You've planned for decades, saved your money and are ready for a comfortable retirement. You're plotting the perfect route for that cross-country trip, signing up for an art class you never had time for or getting standing tee times for 36 holes of golf a day.
Taxes certainly aren't on your retirement to-do list. But maybe they should be.
If you collect Social Security, some of it might be taxable, depending on your total income and marital status. Retirees should get Form SSA-1099 from the Social Security Administration by the end of January or in early February.
The form will show your total benefits -- but figuring out just how much is taxable requires putting pencil to paper or, if you're using tax software, fingers to keyboard.
Social Security alone is usually excluded
Generally, if Social Security is your only income, your benefits are not taxable, and you probably do not need to file a federal income tax return.
From the Internal Revenue Service's standpoint, Social Security benefits include monthly survivor and disability benefits, but not supplemental security income payments, which are not taxable.
But if you collect other income in addition to Social Security, you could owe taxes on at least a portion of your government benefits.
Potential tax preview
For a quick computation of your potential tax liability, add one-half of your Social Security benefits to all your other income.
In this calculation, you must also take into account any tax-exempt interest you earned, as well as exclusions from income such as savings bond interest, work-provided adoption benefits or foreign-earned income.
If this amount is greater than the base amount for your filing status, a part of your benefits will be taxable.
Base amounts for figuring possible tax liability on benefits are
- $25,000 for single, head of household, or qualifying widow or widower with a dependent child.
- $25,000 for married individuals filing separately and who did not live with their spouses at any time during the tax year.
- $32,000 for married couples filing jointly.

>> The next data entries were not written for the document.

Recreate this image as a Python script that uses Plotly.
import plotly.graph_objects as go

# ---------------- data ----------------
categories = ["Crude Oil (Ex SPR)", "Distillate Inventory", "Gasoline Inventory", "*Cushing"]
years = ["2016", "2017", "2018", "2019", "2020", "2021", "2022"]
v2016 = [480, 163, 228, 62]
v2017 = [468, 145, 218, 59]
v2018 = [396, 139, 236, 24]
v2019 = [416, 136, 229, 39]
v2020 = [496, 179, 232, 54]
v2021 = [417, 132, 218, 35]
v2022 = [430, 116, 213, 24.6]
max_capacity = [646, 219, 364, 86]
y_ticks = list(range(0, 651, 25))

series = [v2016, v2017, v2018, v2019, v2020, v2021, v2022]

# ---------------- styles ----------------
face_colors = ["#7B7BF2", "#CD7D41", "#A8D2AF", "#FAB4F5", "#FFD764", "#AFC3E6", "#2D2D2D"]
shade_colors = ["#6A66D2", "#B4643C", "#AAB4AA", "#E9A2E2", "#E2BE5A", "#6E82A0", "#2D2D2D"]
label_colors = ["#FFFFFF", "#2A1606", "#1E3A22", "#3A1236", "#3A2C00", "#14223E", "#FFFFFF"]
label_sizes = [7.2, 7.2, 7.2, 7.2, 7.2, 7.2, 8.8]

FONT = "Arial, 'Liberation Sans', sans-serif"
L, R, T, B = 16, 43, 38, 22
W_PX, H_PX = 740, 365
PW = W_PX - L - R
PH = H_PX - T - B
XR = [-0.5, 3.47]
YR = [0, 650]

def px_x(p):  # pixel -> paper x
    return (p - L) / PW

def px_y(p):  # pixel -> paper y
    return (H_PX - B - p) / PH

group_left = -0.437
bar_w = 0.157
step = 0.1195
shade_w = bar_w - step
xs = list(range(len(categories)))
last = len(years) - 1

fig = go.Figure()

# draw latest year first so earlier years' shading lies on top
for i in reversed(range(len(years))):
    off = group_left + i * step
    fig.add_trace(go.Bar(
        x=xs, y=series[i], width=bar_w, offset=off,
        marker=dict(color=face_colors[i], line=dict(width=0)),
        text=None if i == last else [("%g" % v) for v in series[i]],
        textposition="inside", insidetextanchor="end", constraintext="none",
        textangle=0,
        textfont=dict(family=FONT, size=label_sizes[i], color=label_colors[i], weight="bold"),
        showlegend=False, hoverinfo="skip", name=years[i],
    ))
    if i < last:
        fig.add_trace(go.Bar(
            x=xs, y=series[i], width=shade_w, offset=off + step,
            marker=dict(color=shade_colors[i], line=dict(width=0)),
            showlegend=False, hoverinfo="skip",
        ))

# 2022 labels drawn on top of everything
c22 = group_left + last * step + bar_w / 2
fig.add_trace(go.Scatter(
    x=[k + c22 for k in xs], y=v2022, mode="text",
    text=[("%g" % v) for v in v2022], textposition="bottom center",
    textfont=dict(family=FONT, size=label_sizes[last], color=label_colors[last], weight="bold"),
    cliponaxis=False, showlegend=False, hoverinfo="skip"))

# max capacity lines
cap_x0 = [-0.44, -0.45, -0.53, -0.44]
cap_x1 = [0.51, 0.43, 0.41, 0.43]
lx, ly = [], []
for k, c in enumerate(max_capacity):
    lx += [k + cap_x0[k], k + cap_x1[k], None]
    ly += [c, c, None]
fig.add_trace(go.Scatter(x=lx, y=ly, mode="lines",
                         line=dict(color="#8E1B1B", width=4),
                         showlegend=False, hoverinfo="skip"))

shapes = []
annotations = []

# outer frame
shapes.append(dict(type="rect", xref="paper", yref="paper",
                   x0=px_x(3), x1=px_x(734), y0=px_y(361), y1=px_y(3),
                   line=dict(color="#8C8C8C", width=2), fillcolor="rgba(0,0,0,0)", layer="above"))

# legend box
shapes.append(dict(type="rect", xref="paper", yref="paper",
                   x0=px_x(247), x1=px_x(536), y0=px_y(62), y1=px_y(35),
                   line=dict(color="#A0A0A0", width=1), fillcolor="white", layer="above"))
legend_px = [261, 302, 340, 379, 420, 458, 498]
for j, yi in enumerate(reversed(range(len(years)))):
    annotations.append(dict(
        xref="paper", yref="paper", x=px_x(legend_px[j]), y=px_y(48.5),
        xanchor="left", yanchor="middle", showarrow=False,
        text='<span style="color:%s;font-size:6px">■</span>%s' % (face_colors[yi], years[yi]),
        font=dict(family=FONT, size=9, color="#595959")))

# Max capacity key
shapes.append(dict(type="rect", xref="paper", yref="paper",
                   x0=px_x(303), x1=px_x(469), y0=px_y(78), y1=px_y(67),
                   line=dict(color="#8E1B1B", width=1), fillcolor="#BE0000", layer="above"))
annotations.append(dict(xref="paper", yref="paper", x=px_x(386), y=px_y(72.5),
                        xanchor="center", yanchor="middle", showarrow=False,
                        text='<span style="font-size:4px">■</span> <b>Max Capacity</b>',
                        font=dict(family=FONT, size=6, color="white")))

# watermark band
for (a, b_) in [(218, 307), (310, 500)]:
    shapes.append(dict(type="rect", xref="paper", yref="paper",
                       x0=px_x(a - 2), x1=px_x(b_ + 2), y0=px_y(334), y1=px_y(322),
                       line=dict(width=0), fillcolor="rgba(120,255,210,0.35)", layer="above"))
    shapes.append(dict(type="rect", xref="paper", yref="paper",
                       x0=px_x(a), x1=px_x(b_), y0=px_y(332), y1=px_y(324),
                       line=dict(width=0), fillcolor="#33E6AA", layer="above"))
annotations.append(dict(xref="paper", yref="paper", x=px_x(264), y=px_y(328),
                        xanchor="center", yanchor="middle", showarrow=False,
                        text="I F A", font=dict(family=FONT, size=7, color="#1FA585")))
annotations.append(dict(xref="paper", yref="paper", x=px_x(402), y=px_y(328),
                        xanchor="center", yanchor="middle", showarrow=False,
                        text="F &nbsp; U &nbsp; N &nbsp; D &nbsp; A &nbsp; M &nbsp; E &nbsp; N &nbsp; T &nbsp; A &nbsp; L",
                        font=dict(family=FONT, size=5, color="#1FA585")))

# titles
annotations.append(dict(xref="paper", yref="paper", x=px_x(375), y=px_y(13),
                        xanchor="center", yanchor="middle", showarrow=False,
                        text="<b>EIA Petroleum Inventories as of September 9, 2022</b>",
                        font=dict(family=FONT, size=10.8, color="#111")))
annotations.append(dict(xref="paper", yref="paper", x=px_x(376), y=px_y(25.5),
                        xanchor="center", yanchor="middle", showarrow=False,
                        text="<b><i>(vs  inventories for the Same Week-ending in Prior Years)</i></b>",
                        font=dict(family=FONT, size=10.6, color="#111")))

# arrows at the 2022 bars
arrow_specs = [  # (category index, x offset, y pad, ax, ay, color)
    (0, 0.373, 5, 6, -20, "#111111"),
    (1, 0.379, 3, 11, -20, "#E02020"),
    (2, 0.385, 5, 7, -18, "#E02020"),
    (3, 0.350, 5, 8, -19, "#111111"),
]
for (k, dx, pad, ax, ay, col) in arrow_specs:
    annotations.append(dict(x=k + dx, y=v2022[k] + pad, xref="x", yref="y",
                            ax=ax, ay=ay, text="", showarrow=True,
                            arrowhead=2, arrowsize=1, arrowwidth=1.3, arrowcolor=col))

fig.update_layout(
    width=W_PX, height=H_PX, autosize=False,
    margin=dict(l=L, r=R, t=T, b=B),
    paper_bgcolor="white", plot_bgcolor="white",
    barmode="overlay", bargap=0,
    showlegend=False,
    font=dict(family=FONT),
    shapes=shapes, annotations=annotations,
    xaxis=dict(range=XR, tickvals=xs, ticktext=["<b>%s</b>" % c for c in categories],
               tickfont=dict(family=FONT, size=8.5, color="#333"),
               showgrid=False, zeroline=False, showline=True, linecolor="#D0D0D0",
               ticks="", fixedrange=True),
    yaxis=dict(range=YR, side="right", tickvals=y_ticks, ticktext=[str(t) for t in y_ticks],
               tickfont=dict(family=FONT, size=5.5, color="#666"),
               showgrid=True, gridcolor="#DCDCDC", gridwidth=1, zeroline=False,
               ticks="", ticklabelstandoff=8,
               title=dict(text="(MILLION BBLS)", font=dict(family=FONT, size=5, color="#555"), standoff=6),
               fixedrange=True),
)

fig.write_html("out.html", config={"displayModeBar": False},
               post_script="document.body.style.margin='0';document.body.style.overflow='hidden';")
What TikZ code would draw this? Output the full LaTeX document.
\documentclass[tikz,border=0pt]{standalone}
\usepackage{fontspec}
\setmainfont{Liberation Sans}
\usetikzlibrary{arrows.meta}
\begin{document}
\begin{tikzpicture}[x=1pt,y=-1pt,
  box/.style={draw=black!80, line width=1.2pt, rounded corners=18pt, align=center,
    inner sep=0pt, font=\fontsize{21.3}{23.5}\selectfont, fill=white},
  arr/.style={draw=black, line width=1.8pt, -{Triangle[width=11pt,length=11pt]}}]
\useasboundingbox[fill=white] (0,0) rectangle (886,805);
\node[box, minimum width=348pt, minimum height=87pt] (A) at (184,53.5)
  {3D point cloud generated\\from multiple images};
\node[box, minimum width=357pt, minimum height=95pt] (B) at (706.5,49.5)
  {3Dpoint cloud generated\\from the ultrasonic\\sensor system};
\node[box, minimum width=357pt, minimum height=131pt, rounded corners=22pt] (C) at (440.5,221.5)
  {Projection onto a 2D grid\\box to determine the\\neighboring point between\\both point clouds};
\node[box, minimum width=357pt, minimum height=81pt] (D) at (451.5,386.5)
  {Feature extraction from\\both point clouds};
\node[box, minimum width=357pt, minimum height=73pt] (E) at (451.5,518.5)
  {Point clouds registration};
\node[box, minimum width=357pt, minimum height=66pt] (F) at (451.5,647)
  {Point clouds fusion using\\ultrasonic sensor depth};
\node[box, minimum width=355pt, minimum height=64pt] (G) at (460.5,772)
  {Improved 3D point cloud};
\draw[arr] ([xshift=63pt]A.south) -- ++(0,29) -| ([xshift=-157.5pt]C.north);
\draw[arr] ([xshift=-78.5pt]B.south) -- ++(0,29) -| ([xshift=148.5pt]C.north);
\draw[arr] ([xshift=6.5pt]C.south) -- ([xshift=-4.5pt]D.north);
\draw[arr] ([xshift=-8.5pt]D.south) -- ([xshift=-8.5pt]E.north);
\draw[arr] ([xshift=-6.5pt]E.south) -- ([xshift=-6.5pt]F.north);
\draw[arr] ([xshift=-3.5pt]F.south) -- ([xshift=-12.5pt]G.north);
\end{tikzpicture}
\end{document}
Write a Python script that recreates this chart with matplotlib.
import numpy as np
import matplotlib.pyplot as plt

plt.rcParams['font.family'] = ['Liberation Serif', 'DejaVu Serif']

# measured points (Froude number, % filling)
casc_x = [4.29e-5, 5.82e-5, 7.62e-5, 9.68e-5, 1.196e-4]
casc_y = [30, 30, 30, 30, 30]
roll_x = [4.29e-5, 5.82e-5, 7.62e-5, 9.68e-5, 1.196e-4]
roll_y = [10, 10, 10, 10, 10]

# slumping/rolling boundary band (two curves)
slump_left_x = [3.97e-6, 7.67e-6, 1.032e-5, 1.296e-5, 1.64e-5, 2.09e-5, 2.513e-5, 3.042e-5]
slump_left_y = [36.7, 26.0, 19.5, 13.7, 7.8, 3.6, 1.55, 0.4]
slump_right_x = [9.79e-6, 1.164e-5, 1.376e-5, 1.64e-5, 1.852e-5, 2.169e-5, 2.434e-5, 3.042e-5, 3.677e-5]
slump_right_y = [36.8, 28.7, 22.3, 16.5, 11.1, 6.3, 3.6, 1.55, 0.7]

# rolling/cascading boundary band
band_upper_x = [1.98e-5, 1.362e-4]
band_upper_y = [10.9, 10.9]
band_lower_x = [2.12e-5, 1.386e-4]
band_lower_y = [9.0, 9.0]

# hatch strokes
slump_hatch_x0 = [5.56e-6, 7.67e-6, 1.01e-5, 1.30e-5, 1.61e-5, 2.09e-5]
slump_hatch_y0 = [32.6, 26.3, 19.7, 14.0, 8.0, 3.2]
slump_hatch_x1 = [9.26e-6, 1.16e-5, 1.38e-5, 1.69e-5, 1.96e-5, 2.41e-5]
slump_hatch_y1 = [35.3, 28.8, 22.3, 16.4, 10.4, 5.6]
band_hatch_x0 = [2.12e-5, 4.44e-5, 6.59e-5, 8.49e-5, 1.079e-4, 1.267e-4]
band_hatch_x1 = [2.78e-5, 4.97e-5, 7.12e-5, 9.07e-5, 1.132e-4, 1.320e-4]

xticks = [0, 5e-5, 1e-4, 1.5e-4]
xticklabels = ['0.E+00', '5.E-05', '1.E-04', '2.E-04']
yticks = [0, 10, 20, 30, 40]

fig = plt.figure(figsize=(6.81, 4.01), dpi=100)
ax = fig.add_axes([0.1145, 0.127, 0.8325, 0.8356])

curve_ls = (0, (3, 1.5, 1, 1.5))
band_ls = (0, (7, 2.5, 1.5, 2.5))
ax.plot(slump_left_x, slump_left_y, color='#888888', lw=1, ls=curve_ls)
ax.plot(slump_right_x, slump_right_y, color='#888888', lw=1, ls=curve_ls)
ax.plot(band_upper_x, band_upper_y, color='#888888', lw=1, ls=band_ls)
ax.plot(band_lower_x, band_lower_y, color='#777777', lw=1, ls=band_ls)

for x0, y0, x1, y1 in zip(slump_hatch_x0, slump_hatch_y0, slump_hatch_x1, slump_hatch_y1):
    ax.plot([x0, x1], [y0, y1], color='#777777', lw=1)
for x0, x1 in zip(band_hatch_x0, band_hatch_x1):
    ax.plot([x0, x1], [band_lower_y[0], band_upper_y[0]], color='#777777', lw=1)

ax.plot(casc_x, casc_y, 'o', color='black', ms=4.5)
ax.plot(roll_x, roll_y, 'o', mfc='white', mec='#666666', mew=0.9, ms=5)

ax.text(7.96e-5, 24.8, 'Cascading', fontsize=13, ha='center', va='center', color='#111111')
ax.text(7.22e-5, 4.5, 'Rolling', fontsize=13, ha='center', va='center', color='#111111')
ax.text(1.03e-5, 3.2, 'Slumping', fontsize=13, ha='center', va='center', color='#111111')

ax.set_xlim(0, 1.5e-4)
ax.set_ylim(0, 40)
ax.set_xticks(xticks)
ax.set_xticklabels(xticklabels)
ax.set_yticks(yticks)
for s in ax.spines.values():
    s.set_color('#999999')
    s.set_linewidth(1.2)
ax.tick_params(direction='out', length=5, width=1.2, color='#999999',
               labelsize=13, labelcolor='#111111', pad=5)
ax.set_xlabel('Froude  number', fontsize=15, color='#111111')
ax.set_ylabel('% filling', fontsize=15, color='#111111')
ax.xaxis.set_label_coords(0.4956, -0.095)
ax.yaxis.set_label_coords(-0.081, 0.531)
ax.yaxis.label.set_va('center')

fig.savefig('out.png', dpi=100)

- Zero for married persons filing separately who lived together at any time during the tax year.
Figuring your tax bill
Once you determine that Uncle Sam is going to get a cut of your Social Security benefits, the next question to answer is precisely how big a bite he will take.
Generally, up to half of your benefits will be taxed if you exceed the base amounts. However, up to 85 percent of your benefits could be taxed if you are a single filer and the total of all your other income plus half of your Social Security checks exceeds $34,000, or $44,000 if you are married and file jointly.
You'll need to complete the work sheet found in your Form 1040 or 1040A instruction book, or in your tax software package, to find out the exact amount.
Paying throughout the year
If your government pension money is taxable, you can avoid estimated tax payments and minimize your tax bill next year by having federal income tax withheld from your benefits.
Simply complete Form W-4V, Voluntary Withholding Request, and file it with the Social Security Administration. You can choose to have 7 percent, 10 percent, 15 percent or 25 percent of your total benefit payment withheld.
If you subsequently decide you don't want the taxes withheld, you can file another W-4V to stop the withholding.
Additional information on the taxability of Social Security benefits is in IRS Publication 915, Social Security and Equivalent Railroad Retirement Benefits.